■ WHAT YOU ARE ASKED TO DO ■
Leave out the pictures and repeat exactly the lines between the one containing "Recreate this image" and the one containing "plt.rcParams['font.family'] = ['Liberation", inclusive.
>> Start STORED DATA
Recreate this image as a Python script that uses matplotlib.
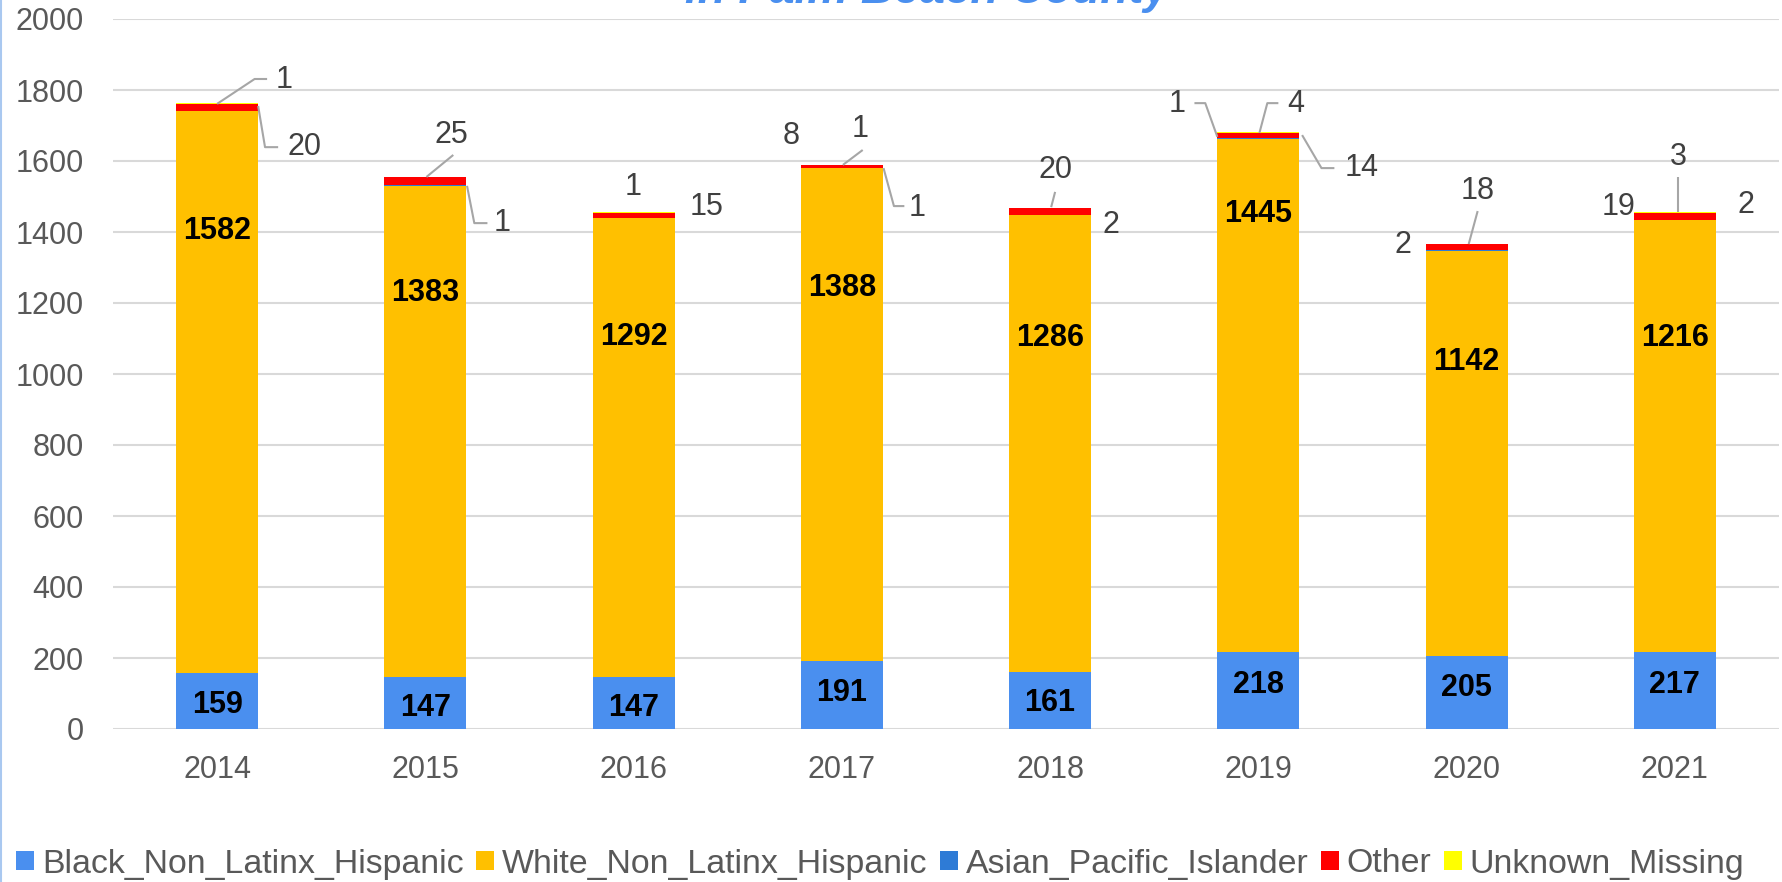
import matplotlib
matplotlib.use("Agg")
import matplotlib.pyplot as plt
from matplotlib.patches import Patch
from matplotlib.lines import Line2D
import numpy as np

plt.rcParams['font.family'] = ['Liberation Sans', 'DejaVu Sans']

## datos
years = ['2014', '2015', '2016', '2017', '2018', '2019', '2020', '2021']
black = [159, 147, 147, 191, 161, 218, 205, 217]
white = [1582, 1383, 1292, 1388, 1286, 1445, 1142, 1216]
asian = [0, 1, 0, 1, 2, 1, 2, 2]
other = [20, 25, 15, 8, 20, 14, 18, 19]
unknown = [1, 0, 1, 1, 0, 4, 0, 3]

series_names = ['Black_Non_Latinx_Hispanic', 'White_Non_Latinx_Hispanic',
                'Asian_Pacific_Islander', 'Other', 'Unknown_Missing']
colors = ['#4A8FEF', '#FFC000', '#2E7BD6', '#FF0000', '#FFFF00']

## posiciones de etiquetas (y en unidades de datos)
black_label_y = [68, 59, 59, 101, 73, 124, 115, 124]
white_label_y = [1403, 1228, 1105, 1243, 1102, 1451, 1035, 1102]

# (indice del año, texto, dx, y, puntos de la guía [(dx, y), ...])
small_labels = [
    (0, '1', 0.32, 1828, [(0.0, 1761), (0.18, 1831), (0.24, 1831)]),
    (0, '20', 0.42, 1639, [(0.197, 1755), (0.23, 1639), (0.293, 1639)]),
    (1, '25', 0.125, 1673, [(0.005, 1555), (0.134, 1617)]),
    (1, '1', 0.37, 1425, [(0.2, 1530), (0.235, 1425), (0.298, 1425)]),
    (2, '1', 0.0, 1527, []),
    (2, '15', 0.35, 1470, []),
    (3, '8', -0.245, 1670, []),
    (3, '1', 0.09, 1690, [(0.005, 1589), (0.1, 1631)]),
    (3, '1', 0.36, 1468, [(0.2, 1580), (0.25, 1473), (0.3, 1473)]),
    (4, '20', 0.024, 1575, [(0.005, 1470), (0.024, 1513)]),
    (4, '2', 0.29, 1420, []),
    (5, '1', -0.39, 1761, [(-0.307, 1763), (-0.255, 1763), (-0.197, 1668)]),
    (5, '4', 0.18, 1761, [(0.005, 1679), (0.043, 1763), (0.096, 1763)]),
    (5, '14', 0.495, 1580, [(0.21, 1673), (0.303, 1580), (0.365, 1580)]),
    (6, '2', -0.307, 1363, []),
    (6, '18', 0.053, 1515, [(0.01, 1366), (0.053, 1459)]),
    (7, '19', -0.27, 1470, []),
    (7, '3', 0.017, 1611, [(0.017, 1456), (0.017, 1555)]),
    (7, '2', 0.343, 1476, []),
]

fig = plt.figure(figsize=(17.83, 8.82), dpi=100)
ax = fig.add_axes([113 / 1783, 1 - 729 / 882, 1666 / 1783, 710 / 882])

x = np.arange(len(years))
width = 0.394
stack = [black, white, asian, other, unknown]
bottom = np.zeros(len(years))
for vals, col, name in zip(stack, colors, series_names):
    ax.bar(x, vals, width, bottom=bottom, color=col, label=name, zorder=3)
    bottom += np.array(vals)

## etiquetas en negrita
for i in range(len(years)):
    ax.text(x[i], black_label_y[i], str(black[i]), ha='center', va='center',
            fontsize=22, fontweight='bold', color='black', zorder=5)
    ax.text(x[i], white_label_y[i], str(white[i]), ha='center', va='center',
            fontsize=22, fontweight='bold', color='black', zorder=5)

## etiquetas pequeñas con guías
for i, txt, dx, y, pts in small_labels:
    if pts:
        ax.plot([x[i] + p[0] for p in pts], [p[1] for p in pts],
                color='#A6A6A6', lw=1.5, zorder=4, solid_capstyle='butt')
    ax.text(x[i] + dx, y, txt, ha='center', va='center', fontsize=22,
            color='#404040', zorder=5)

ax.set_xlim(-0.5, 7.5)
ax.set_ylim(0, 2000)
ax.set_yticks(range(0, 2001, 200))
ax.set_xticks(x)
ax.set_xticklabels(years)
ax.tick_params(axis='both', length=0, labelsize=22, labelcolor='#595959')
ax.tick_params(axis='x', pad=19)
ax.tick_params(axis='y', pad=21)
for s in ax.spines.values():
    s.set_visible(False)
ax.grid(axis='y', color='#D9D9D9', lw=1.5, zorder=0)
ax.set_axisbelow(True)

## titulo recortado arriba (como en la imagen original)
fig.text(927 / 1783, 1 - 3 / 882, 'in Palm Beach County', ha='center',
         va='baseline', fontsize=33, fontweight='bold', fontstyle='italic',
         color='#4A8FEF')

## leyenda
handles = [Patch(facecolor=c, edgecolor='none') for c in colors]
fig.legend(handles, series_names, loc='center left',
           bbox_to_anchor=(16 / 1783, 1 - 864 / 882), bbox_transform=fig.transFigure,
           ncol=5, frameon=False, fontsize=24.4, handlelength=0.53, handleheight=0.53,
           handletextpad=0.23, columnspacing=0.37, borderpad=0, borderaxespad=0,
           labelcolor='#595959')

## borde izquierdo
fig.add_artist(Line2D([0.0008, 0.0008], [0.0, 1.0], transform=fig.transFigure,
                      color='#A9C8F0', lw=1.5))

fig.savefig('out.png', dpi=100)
>> End STORED DATA
>> Start STORED DATA
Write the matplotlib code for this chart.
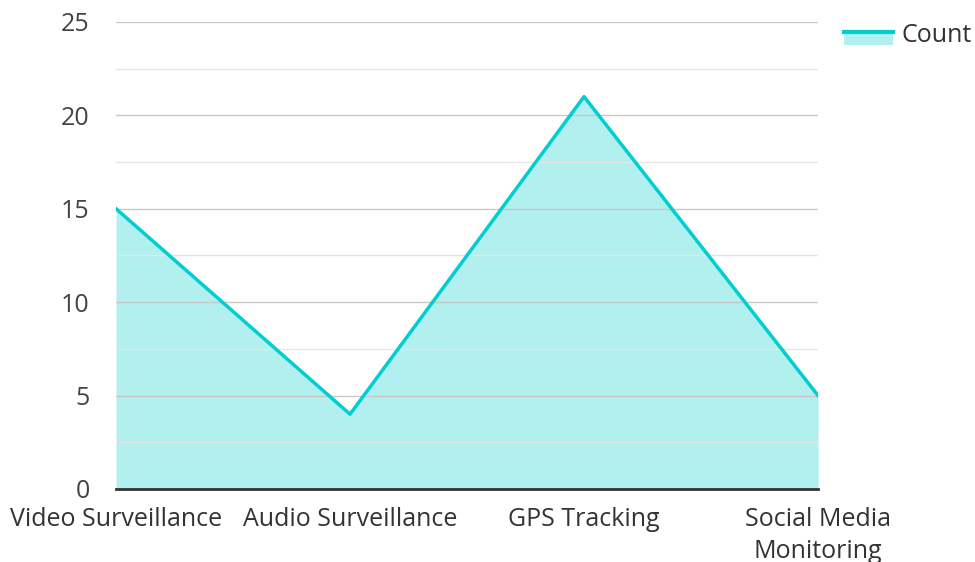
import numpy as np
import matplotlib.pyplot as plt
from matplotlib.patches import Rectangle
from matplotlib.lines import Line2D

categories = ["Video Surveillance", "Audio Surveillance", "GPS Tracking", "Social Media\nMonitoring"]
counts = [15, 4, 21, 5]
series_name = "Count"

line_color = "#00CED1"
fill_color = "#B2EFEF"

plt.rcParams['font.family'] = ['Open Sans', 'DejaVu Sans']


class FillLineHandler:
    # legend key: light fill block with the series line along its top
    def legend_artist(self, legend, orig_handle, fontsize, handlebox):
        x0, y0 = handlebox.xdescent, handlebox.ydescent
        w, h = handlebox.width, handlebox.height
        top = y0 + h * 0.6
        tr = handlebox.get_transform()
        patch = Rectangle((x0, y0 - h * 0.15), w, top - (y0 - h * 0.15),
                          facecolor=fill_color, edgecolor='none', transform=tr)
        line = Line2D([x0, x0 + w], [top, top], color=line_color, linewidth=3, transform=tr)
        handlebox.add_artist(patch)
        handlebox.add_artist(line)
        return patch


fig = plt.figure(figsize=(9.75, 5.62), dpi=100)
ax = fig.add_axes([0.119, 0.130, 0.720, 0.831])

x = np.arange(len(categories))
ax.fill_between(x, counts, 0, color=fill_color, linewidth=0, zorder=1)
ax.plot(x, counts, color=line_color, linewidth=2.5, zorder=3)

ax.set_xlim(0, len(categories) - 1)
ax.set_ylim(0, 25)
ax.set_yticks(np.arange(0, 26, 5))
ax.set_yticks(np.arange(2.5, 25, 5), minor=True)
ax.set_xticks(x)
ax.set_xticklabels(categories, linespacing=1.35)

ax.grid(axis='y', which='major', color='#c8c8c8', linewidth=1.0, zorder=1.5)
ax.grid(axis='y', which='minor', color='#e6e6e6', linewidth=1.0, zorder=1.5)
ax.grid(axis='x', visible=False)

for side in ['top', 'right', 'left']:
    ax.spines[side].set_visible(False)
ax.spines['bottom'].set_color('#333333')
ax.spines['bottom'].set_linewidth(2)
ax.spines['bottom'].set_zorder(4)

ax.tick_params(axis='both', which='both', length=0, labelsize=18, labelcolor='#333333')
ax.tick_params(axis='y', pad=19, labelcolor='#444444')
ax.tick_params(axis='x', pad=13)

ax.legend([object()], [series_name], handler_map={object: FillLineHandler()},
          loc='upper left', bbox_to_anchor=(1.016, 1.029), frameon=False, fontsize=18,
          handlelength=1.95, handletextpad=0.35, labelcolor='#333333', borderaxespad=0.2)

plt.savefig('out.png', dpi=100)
>> End STORED DATA
■ FULL OUTPUT ■
Recreate this image as a Python script that uses matplotlib.
import matplotlib
matplotlib.use("Agg")
import matplotlib.pyplot as plt
from matplotlib.patches import Patch
from matplotlib.lines import Line2D
import numpy as np

plt.rcParams['font.family'] = ['Liberation Sans', 'DejaVu Sans']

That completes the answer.